* What you have to do *
Below is a listing to write out in full, exactly as given, without its pictures.

* Recorded data *
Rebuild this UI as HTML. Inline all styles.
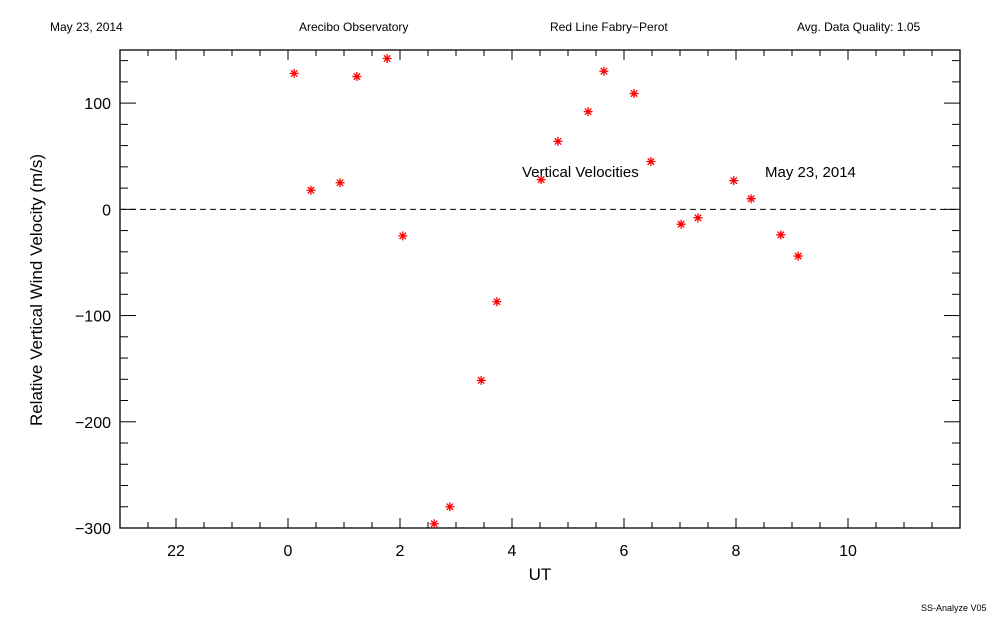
<!DOCTYPE html>
<html><head><meta charset="utf-8"><style>
body{margin:0;background:#fff;width:1000px;height:625px;overflow:hidden;font-family:"Liberation Sans",sans-serif}
svg text{font-family:"Liberation Sans",sans-serif;fill:#000}
</style></head><body>
<svg id="chart" width="1000" height="625" xmlns="http://www.w3.org/2000/svg">
<text x="50" y="31" font-size="12">May 23, 2014</text>
<text x="299" y="31" font-size="12">Arecibo Observatory</text>
<text x="550" y="31" font-size="12">Red Line Fabry−Perot</text>
<text x="797" y="31" font-size="12">Avg. Data Quality: 1.05</text>
<text x="921" y="611" font-size="9">SS-Analyze V05</text>
<g id="plot"></g>
</svg>
<script>
const hours=[0.11,0.41,0.93,1.23,1.77,2.05,2.61,2.89,3.45,3.73,4.52,4.82,5.36,5.64,6.18,6.48,7.02,7.32,7.96,8.27,8.80,9.11];
const velocities=[128,18,25,125,142,-25,-296,-280,-161,-87,28,64,92,130,109,45,-14,-8,27,10,-24,-44];
const xTickValues=[-2,0,2,4,6,8,10];
const xTickLabels=["22","0","2","4","6","8","10"];
const yTickValues=[-300,-200,-100,0,100];
const yTickLabels=["−300","−200","−100","0","100"];
const X0=120,X1=960,Y0=50,Y1=528,XMIN=-3,XMAX=12,YMIN=-300,YMAX=150;
const sx=v=>X0+(v-XMIN)/(XMAX-XMIN)*(X1-X0);
const sy=v=>Y1-(v-YMIN)/(YMAX-YMIN)*(Y1-Y0);
const g=document.getElementById('plot');const NS="http://www.w3.org/2000/svg";
function mk(t,a){const e=document.createElementNS(NS,t);for(const k in a)e.setAttribute(k,a[k]);g.appendChild(e);return e;}
let e=mk('rect',{x:X0,y:Y0,width:X1-X0,height:Y1-Y0,fill:'none',stroke:'#000','stroke-width':1.3});


for(let h=XMIN+0.5;h<XMAX;h+=0.5){const big=Math.abs(h%2)<1e-6;const len=big?10:6;
 e=mk('line',{x1:sx(h),x2:sx(h),y1:Y1,y2:Y1-len,stroke:'#000'});
 
 
 e=mk('line',{x1:sx(h),x2:sx(h),y1:Y0,y2:Y0+len,stroke:'#000'});
 
 }
for(let v=-280;v<150;v+=20){const big=v%100===0;const len=big?16:8;
 e=mk('line',{x1:X0,x2:X0+len,y1:sy(v),y2:sy(v),stroke:'#000'});
 
 
 e=mk('line',{x1:X1,x2:X1-len,y1:sy(v),y2:sy(v),stroke:'#000'});
 
 }
xTickValues.forEach((v,i)=>{e=mk('text',{x:sx(v),y:556,'font-size':16,'text-anchor':'middle'});e.textContent=xTickLabels[i];
 
 });
yTickValues.forEach((v,i)=>{e=mk('text',{x:111,y:sy(v)+6,'font-size':16,'text-anchor':'end'});e.textContent=yTickLabels[i];
 
 });
e=mk('text',{x:540,y:580,'font-size':17,'text-anchor':'middle'});e.textContent='UT';


e=mk('text',{x:0,y:0,'font-size':17,'text-anchor':'middle',transform:'translate(42,290) rotate(-90)'});e.textContent='Relative Vertical Wind Velocity (m/s)';


e=mk('line',{x1:X0,x2:X1,y1:sy(0),y2:sy(0),stroke:'#000','stroke-dasharray':'6,4'});


e=mk('text',{x:522,y:177,'font-size':15});e.textContent='Vertical Velocities';


e=mk('text',{x:765,y:177,'font-size':15});e.textContent='May 23, 2014';


hours.forEach((h,i)=>{const cx=sx(h),cy=sy(velocities[i]),r=4.5;
 const p=mk('path',{d:`M${cx-r} ${cy}H${cx+r}M${cx} ${cy-r}V${cy+r}M${cx-3.2} ${cy-3.2}L${cx+3.2} ${cy+3.2}M${cx-3.2} ${cy+3.2}L${cx+3.2} ${cy-3.2}`,stroke:'#ff0000','stroke-width':1.3});
 
 });
</script>
</body></html>
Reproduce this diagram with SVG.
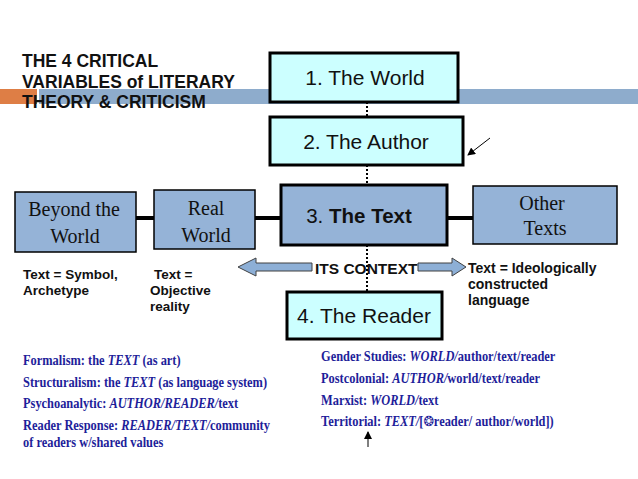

* Answer to this problem *
Rebuild this UI as HTML. Inline all styles.
<!DOCTYPE html>
<html><head><meta charset="utf-8"><style>
body{margin:0;background:#fff;width:1000px;height:625px;overflow:hidden;font-family:"Liberation Sans",sans-serif}
svg text{font-family:"Liberation Sans",sans-serif;fill:#000}
</style></head><body>
<svg id="chart" width="1000" height="625" xmlns="http://www.w3.org/2000/svg">
<text x="50" y="31" font-size="12">May 23, 2014</text>
<text x="299" y="31" font-size="12">Arecibo Observatory</text>
<text x="550" y="31" font-size="12">Red Line Fabry−Perot</text>
<text x="797" y="31" font-size="12">Avg. Data Quality: 1.05</text>
<text x="921" y="611" font-size="9">SS-Analyze V05</text>
<g id="plot"></g>
</svg>
<script>
const hours=[0.11,0.41,0.93,1.23,1.77,2.05,2.61,2.89,3.45,3.73,4.52,4.82,5.36,5.64,6.18,6.48,7.02,7.32,7.96,8.27,8.80,9.11];
const velocities=[128,18,25,125,142,-25,-296,-280,-161,-87,28,64,92,130,109,45,-14,-8,27,10,-24,-44];
const xTickValues=[-2,0,2,4,6,8,10];
const xTickLabels=["22","0","2","4","6","8","10"];
const yTickValues=[-300,-200,-100,0,100];
const yTickLabels=["−300","−200","−100","0","100"];
const X0=120,X1=960,Y0=50,Y1=528,XMIN=-3,XMAX=12,YMIN=-300,YMAX=150;
const sx=v=>X0+(v-XMIN)/(XMAX-XMIN)*(X1-X0);
const sy=v=>Y1-(v-YMIN)/(YMAX-YMIN)*(Y1-Y0);
const g=document.getElementById('plot');const NS="http://www.w3.org/2000/svg";
function mk(t,a){const e=document.createElementNS(NS,t);for(const k in a)e.setAttribute(k,a[k]);g.appendChild(e);return e;}
let e=mk('rect',{x:X0,y:Y0,width:X1-X0,height:Y1-Y0,fill:'none',stroke:'#000','stroke-width':1.3});


for(let h=XMIN+0.5;h<XMAX;h+=0.5){const big=Math.abs(h%2)<1e-6;const len=big?10:6;
 e=mk('line',{x1:sx(h),x2:sx(h),y1:Y1,y2:Y1-len,stroke:'#000'});
 
 
 e=mk('line',{x1:sx(h),x2:sx(h),y1:Y0,y2:Y0+len,stroke:'#000'});
 
 }
for(let v=-280;v<150;v+=20){const big=v%100===0;const len=big?16:8;
 e=mk('line',{x1:X0,x2:X0+len,y1:sy(v),y2:sy(v),stroke:'#000'});
 
 
 e=mk('line',{x1:X1,x2:X1-len,y1:sy(v),y2:sy(v),stroke:'#000'});
 
 }
xTickValues.forEach((v,i)=>{e=mk('text',{x:sx(v),y:556,'font-size':16,'text-anchor':'middle'});e.textContent=xTickLabels[i];
 
 });
yTickValues.forEach((v,i)=>{e=mk('text',{x:111,y:sy(v)+6,'font-size':16,'text-anchor':'end'});e.textContent=yTickLabels[i];
 
 });
e=mk('text',{x:540,y:580,'font-size':17,'text-anchor':'middle'});e.textContent='UT';


e=mk('text',{x:0,y:0,'font-size':17,'text-anchor':'middle',transform:'translate(42,290) rotate(-90)'});e.textContent='Relative Vertical Wind Velocity (m/s)';


e=mk('line',{x1:X0,x2:X1,y1:sy(0),y2:sy(0),stroke:'#000','stroke-dasharray':'6,4'});


e=mk('text',{x:522,y:177,'font-size':15});e.textContent='Vertical Velocities';


e=mk('text',{x:765,y:177,'font-size':15});e.textContent='May 23, 2014';


hours.forEach((h,i)=>{const cx=sx(h),cy=sy(velocities[i]),r=4.5;
 const p=mk('path',{d:`M${cx-r} ${cy}H${cx+r}M${cx} ${cy-r}V${cy+r}M${cx-3.2} ${cy-3.2}L${cx+3.2} ${cy+3.2}M${cx-3.2} ${cy+3.2}L${cx+3.2} ${cy-3.2}`,stroke:'#ff0000','stroke-width':1.3});
 
 });
</script>
</body></html>
Reproduce this diagram with SVG.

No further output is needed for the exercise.